## Problem details
Stop after the line containing "lw=1.3, label='RA-MMIP-HM-BSA', zorder=3)": print each line exactly from the first line of the listing up to that point.

## Given records
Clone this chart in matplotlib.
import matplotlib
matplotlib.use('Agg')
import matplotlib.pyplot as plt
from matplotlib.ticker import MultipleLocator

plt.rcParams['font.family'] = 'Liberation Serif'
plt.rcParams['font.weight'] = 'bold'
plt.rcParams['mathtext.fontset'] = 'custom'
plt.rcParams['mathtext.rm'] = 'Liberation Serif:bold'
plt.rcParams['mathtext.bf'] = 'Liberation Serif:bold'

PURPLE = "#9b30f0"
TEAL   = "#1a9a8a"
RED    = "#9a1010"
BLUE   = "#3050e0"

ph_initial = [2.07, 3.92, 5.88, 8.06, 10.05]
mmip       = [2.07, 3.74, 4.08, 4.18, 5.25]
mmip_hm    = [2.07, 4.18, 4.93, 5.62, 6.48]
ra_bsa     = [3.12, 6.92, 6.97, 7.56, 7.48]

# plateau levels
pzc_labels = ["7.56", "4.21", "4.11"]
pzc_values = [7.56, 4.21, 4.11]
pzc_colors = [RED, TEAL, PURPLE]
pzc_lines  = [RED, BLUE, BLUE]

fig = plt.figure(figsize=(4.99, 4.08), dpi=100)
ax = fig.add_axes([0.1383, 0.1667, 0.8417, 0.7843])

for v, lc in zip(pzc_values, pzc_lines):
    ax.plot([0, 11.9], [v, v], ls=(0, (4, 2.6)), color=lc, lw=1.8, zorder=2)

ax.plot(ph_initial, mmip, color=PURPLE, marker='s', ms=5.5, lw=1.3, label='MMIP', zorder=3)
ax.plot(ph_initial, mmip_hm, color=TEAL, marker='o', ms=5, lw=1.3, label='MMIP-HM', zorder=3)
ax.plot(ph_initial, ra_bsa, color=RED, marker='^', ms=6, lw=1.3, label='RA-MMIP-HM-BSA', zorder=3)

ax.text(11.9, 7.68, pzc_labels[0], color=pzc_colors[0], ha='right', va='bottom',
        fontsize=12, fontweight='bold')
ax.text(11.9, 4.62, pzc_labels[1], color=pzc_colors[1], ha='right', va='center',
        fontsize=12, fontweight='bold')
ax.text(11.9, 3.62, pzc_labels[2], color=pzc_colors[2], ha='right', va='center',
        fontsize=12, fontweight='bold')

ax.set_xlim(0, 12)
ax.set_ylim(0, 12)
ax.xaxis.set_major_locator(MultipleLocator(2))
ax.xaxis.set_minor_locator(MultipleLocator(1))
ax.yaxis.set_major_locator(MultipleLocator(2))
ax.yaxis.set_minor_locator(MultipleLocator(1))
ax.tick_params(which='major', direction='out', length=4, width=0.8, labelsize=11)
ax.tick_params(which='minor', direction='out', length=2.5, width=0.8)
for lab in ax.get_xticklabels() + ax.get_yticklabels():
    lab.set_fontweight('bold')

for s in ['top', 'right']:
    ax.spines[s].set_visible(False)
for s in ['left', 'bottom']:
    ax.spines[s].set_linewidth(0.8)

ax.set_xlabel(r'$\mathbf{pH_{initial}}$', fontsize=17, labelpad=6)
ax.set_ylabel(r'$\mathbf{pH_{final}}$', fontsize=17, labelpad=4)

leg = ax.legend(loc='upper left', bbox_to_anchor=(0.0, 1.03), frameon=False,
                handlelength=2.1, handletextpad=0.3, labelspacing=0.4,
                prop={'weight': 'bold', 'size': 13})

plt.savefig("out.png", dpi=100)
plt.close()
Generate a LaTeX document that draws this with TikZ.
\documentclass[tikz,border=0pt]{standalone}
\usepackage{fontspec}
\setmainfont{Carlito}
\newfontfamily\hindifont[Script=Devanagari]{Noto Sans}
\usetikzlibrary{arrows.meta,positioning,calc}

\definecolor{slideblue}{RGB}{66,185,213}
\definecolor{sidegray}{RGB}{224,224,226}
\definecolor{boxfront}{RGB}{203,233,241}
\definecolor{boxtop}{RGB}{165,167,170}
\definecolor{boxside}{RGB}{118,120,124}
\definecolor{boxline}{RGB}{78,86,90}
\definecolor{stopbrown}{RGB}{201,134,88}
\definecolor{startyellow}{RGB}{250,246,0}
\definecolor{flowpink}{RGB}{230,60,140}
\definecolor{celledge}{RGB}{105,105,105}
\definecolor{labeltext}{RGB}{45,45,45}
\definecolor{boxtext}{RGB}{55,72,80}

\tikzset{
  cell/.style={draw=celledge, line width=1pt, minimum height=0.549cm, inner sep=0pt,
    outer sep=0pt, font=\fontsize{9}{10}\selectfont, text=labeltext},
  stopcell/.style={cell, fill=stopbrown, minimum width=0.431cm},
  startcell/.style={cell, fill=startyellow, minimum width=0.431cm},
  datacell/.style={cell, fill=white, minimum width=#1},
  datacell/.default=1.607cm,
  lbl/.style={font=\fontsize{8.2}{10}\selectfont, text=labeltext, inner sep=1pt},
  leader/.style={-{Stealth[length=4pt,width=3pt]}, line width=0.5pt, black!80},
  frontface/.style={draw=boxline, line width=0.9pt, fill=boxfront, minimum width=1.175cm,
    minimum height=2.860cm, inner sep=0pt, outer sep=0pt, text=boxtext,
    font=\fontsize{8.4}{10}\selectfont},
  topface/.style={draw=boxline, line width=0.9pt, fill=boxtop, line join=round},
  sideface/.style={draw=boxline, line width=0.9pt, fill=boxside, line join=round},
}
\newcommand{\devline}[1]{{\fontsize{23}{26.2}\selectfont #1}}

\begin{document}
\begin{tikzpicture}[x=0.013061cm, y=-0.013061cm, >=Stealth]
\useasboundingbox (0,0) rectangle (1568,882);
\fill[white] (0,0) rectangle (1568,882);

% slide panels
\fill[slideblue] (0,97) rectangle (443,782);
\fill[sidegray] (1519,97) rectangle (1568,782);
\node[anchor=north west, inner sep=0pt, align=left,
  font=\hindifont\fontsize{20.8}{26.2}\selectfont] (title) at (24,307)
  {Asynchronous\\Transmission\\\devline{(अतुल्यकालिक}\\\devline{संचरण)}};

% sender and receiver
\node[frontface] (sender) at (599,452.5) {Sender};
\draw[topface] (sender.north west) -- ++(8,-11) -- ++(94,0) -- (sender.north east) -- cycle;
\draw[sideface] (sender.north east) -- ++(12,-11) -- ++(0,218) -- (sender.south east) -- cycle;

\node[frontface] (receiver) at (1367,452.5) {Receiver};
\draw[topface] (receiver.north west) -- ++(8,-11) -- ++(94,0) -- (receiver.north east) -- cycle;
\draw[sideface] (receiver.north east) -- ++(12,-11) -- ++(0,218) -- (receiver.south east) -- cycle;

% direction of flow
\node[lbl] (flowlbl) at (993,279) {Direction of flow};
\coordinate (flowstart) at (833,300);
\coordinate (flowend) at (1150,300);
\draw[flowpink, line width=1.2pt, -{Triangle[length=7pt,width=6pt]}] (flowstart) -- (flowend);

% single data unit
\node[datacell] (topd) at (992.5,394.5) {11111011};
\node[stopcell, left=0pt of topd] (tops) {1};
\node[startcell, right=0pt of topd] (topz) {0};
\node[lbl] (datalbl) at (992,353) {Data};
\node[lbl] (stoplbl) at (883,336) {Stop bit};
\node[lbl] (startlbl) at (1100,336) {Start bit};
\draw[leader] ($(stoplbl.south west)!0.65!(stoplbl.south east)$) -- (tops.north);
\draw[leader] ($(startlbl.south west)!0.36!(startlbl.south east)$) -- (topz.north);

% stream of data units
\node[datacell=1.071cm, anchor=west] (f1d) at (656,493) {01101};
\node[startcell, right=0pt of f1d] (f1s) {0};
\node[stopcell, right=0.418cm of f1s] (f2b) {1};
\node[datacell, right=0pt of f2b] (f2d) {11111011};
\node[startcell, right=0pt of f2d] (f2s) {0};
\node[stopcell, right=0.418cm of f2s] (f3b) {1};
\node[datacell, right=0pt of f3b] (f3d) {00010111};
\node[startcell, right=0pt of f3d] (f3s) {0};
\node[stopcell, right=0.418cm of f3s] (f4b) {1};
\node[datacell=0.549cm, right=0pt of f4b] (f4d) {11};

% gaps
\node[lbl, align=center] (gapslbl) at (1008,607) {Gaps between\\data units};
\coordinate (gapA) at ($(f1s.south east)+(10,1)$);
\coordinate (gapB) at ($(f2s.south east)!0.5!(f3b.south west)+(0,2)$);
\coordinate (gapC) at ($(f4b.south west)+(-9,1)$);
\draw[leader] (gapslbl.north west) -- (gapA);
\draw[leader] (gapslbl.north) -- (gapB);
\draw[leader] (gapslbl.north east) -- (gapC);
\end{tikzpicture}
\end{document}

## Task answer
Clone this chart in matplotlib.
import matplotlib
matplotlib.use('Agg')
import matplotlib.pyplot as plt
from matplotlib.ticker import MultipleLocator

plt.rcParams['font.family'] = 'Liberation Serif'
plt.rcParams['font.weight'] = 'bold'
plt.rcParams['mathtext.fontset'] = 'custom'
plt.rcParams['mathtext.rm'] = 'Liberation Serif:bold'
plt.rcParams['mathtext.bf'] = 'Liberation Serif:bold'

PURPLE = "#9b30f0"
TEAL   = "#1a9a8a"
RED    = "#9a1010"
BLUE   = "#3050e0"

ph_initial = [2.07, 3.92, 5.88, 8.06, 10.05]
mmip       = [2.07, 3.74, 4.08, 4.18, 5.25]
mmip_hm    = [2.07, 4.18, 4.93, 5.62, 6.48]
ra_bsa     = [3.12, 6.92, 6.97, 7.56, 7.48]

# plateau levels
pzc_labels = ["7.56", "4.21", "4.11"]
pzc_values = [7.56, 4.21, 4.11]
pzc_colors = [RED, TEAL, PURPLE]
pzc_lines  = [RED, BLUE, BLUE]

fig = plt.figure(figsize=(4.99, 4.08), dpi=100)
ax = fig.add_axes([0.1383, 0.1667, 0.8417, 0.7843])

for v, lc in zip(pzc_values, pzc_lines):
    ax.plot([0, 11.9], [v, v], ls=(0, (4, 2.6)), color=lc, lw=1.8, zorder=2)

ax.plot(ph_initial, mmip, color=PURPLE, marker='s', ms=5.5, lw=1.3, label='MMIP', zorder=3)
ax.plot(ph_initial, mmip_hm, color=TEAL, marker='o', ms=5, lw=1.3, label='MMIP-HM', zorder=3)
ax.plot(ph_initial, ra_bsa, color=RED, marker='^', ms=6, lw=1.3, label='RA-MMIP-HM-BSA', zorder=3)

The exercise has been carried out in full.